Written request → Repeat all of the data precisely.

═══

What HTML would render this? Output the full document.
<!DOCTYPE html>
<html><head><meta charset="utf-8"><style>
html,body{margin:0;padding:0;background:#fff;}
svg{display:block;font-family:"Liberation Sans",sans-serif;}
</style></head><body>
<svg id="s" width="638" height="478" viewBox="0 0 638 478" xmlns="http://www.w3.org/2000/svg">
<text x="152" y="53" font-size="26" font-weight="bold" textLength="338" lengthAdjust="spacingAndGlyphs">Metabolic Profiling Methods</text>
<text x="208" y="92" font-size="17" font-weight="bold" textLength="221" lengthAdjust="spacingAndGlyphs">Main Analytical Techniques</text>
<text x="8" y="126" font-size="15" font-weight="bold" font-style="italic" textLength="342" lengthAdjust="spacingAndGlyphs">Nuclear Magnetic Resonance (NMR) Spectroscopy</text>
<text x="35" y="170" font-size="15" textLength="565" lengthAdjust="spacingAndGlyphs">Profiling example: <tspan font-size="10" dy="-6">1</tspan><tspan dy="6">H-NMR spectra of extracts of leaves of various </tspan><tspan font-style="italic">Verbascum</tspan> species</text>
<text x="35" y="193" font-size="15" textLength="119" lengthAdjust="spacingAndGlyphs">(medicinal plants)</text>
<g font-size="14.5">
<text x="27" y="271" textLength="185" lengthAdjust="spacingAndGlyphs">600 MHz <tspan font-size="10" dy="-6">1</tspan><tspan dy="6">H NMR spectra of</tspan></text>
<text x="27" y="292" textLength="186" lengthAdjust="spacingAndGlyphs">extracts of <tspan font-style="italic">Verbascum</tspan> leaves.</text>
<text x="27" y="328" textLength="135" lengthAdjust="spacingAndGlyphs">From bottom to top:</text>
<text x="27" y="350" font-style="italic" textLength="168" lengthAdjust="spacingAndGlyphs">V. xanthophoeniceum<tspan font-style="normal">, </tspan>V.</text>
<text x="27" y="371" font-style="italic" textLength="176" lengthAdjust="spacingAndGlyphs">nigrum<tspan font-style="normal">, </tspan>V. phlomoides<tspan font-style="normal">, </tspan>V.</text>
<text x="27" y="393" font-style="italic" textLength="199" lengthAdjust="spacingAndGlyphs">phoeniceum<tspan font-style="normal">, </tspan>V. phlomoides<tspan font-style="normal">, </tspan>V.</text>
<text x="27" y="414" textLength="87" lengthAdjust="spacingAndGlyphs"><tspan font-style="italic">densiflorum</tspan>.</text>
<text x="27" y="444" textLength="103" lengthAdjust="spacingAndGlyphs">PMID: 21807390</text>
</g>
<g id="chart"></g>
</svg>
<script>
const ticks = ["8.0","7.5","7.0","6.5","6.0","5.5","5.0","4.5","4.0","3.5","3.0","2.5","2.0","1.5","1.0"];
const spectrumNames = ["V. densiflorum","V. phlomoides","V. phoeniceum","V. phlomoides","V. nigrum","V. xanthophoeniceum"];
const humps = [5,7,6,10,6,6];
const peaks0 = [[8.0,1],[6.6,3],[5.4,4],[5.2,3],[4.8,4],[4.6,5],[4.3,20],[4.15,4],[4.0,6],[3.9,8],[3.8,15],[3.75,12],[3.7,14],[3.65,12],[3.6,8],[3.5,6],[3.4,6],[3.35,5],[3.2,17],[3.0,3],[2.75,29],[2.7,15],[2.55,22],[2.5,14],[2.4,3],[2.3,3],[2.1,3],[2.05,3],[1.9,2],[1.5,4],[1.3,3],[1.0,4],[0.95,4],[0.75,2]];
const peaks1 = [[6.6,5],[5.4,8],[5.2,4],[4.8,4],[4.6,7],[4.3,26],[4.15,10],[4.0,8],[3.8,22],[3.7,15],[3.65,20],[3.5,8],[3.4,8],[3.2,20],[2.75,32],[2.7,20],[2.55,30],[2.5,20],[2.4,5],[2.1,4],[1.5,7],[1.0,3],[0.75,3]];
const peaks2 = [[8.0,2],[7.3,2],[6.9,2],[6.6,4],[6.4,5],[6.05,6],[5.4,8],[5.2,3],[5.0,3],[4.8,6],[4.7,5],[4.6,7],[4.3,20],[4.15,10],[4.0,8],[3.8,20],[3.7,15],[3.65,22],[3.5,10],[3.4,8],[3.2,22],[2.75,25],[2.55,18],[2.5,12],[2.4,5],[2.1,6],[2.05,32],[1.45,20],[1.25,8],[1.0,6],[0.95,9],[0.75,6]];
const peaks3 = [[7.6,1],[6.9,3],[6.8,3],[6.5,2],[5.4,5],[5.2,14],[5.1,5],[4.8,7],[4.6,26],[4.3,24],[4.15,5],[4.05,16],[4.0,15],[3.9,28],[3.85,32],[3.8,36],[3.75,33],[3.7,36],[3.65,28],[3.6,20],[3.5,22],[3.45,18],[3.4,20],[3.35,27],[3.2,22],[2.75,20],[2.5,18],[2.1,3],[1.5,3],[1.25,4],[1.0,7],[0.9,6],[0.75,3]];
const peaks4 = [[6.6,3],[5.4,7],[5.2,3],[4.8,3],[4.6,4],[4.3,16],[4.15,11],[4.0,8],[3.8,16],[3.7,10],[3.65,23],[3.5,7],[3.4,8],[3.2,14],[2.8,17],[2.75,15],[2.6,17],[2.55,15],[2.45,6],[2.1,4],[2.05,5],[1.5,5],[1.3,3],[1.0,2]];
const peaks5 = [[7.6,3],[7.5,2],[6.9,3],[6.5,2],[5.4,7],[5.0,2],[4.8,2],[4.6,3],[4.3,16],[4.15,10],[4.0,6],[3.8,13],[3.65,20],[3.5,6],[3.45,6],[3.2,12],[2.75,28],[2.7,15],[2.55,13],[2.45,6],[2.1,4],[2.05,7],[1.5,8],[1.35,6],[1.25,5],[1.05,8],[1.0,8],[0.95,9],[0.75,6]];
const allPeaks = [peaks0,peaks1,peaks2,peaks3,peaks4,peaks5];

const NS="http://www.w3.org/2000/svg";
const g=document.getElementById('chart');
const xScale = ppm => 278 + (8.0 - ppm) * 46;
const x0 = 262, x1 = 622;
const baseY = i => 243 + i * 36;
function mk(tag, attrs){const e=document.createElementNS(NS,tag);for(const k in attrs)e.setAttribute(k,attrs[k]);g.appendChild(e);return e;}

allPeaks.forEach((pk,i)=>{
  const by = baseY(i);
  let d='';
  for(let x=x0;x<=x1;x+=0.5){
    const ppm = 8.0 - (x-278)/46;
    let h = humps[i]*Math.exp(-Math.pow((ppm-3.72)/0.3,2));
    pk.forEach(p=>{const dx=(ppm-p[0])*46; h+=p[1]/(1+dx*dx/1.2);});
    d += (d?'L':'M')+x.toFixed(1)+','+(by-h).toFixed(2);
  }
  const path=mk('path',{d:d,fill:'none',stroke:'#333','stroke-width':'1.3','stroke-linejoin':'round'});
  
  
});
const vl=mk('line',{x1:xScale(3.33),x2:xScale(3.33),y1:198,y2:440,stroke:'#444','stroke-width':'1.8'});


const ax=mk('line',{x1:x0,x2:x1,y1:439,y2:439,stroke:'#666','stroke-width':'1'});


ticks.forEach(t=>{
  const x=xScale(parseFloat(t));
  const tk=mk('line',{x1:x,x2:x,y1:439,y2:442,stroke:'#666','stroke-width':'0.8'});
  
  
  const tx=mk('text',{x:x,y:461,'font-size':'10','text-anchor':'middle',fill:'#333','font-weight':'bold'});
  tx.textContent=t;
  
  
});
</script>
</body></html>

═══

Output below →
What HTML would render this? Output the full document.
<!DOCTYPE html>
<html><head><meta charset="utf-8"><style>
html,body{margin:0;padding:0;background:#fff;}
svg{display:block;font-family:"Liberation Sans",sans-serif;}
</style></head><body>
<svg id="s" width="638" height="478" viewBox="0 0 638 478" xmlns="http://www.w3.org/2000/svg">
<text x="152" y="53" font-size="26" font-weight="bold" textLength="338" lengthAdjust="spacingAndGlyphs">Metabolic Profiling Methods</text>
<text x="208" y="92" font-size="17" font-weight="bold" textLength="221" lengthAdjust="spacingAndGlyphs">Main Analytical Techniques</text>
<text x="8" y="126" font-size="15" font-weight="bold" font-style="italic" textLength="342" lengthAdjust="spacingAndGlyphs">Nuclear Magnetic Resonance (NMR) Spectroscopy</text>
<text x="35" y="170" font-size="15" textLength="565" lengthAdjust="spacingAndGlyphs">Profiling example: <tspan font-size="10" dy="-6">1</tspan><tspan dy="6">H-NMR spectra of extracts of leaves of various </tspan><tspan font-style="italic">Verbascum</tspan> species</text>
<text x="35" y="193" font-size="15" textLength="119" lengthAdjust="spacingAndGlyphs">(medicinal plants)</text>
<g font-size="14.5">
<text x="27" y="271" textLength="185" lengthAdjust="spacingAndGlyphs">600 MHz <tspan font-size="10" dy="-6">1</tspan><tspan dy="6">H NMR spectra of</tspan></text>
<text x="27" y="292" textLength="186" lengthAdjust="spacingAndGlyphs">extracts of <tspan font-style="italic">Verbascum</tspan> leaves.</text>
<text x="27" y="328" textLength="135" lengthAdjust="spacingAndGlyphs">From bottom to top:</text>
<text x="27" y="350" font-style="italic" textLength="168" lengthAdjust="spacingAndGlyphs">V. xanthophoeniceum<tspan font-style="normal">, </tspan>V.</text>
<text x="27" y="371" font-style="italic" textLength="176" lengthAdjust="spacingAndGlyphs">nigrum<tspan font-style="normal">, </tspan>V. phlomoides<tspan font-style="normal">, </tspan>V.</text>
<text x="27" y="393" font-style="italic" textLength="199" lengthAdjust="spacingAndGlyphs">phoeniceum<tspan font-style="normal">, </tspan>V. phlomoides<tspan font-style="normal">, </tspan>V.</text>
<text x="27" y="414" textLength="87" lengthAdjust="spacingAndGlyphs"><tspan font-style="italic">densiflorum</tspan>.</text>
<text x="27" y="444" textLength="103" lengthAdjust="spacingAndGlyphs">PMID: 21807390</text>
</g>
<g id="chart"></g>
</svg>
<script>
const ticks = ["8.0","7.5","7.0","6.5","6.0","5.5","5.0","4.5","4.0","3.5","3.0","2.5","2.0","1.5","1.0"];
const spectrumNames = ["V. densiflorum","V. phlomoides","V. phoeniceum","V. phlomoides","V. nigrum","V. xanthophoeniceum"];
const humps = [5,7,6,10,6,6];
const peaks0 = [[8.0,1],[6.6,3],[5.4,4],[5.2,3],[4.8,4],[4.6,5],[4.3,20],[4.15,4],[4.0,6],[3.9,8],[3.8,15],[3.75,12],[3.7,14],[3.65,12],[3.6,8],[3.5,6],[3.4,6],[3.35,5],[3.2,17],[3.0,3],[2.75,29],[2.7,15],[2.55,22],[2.5,14],[2.4,3],[2.3,3],[2.1,3],[2.05,3],[1.9,2],[1.5,4],[1.3,3],[1.0,4],[0.95,4],[0.75,2]];
const peaks1 = [[6.6,5],[5.4,8],[5.2,4],[4.8,4],[4.6,7],[4.3,26],[4.15,10],[4.0,8],[3.8,22],[3.7,15],[3.65,20],[3.5,8],[3.4,8],[3.2,20],[2.75,32],[2.7,20],[2.55,30],[2.5,20],[2.4,5],[2.1,4],[1.5,7],[1.0,3],[0.75,3]];
const peaks2 = [[8.0,2],[7.3,2],[6.9,2],[6.6,4],[6.4,5],[6.05,6],[5.4,8],[5.2,3],[5.0,3],[4.8,6],[4.7,5],[4.6,7],[4.3,20],[4.15,10],[4.0,8],[3.8,20],[3.7,15],[3.65,22],[3.5,10],[3.4,8],[3.2,22],[2.75,25],[2.55,18],[2.5,12],[2.4,5],[2.1,6],[2.05,32],[1.45,20],[1.25,8],[1.0,6],[0.95,9],[0.75,6]];
const peaks3 = [[7.6,1],[6.9,3],[6.8,3],[6.5,2],[5.4,5],[5.2,14],[5.1,5],[4.8,7],[4.6,26],[4.3,24],[4.15,5],[4.05,16],[4.0,15],[3.9,28],[3.85,32],[3.8,36],[3.75,33],[3.7,36],[3.65,28],[3.6,20],[3.5,22],[3.45,18],[3.4,20],[3.35,27],[3.2,22],[2.75,20],[2.5,18],[2.1,3],[1.5,3],[1.25,4],[1.0,7],[0.9,6],[0.75,3]];
const peaks4 = [[6.6,3],[5.4,7],[5.2,3],[4.8,3],[4.6,4],[4.3,16],[4.15,11],[4.0,8],[3.8,16],[3.7,10],[3.65,23],[3.5,7],[3.4,8],[3.2,14],[2.8,17],[2.75,15],[2.6,17],[2.55,15],[2.45,6],[2.1,4],[2.05,5],[1.5,5],[1.3,3],[1.0,2]];
const peaks5 = [[7.6,3],[7.5,2],[6.9,3],[6.5,2],[5.4,7],[5.0,2],[4.8,2],[4.6,3],[4.3,16],[4.15,10],[4.0,6],[3.8,13],[3.65,20],[3.5,6],[3.45,6],[3.2,12],[2.75,28],[2.7,15],[2.55,13],[2.45,6],[2.1,4],[2.05,7],[1.5,8],[1.35,6],[1.25,5],[1.05,8],[1.0,8],[0.95,9],[0.75,6]];
const allPeaks = [peaks0,peaks1,peaks2,peaks3,peaks4,peaks5];

const NS="http://www.w3.org/2000/svg";
const g=document.getElementById('chart');
const xScale = ppm => 278 + (8.0 - ppm) * 46;
const x0 = 262, x1 = 622;
const baseY = i => 243 + i * 36;
function mk(tag, attrs){const e=document.createElementNS(NS,tag);for(const k in attrs)e.setAttribute(k,attrs[k]);g.appendChild(e);return e;}

allPeaks.forEach((pk,i)=>{
  const by = baseY(i);
  let d='';
  for(let x=x0;x<=x1;x+=0.5){
    const ppm = 8.0 - (x-278)/46;
    let h = humps[i]*Math.exp(-Math.pow((ppm-3.72)/0.3,2));
    pk.forEach(p=>{const dx=(ppm-p[0])*46; h+=p[1]/(1+dx*dx/1.2);});
    d += (d?'L':'M')+x.toFixed(1)+','+(by-h).toFixed(2);
  }
  const path=mk('path',{d:d,fill:'none',stroke:'#333','stroke-width':'1.3','stroke-linejoin':'round'});
  
  
});
const vl=mk('line',{x1:xScale(3.33),x2:xScale(3.33),y1:198,y2:440,stroke:'#444','stroke-width':'1.8'});


const ax=mk('line',{x1:x0,x2:x1,y1:439,y2:439,stroke:'#666','stroke-width':'1'});


ticks.forEach(t=>{
  const x=xScale(parseFloat(t));
  const tk=mk('line',{x1:x,x2:x,y1:439,y2:442,stroke:'#666','stroke-width':'0.8'});
  
  
  const tx=mk('text',{x:x,y:461,'font-size':'10','text-anchor':'middle',fill:'#333','font-weight':'bold'});
  tx.textContent=t;
  
  
});
</script>
</body></html>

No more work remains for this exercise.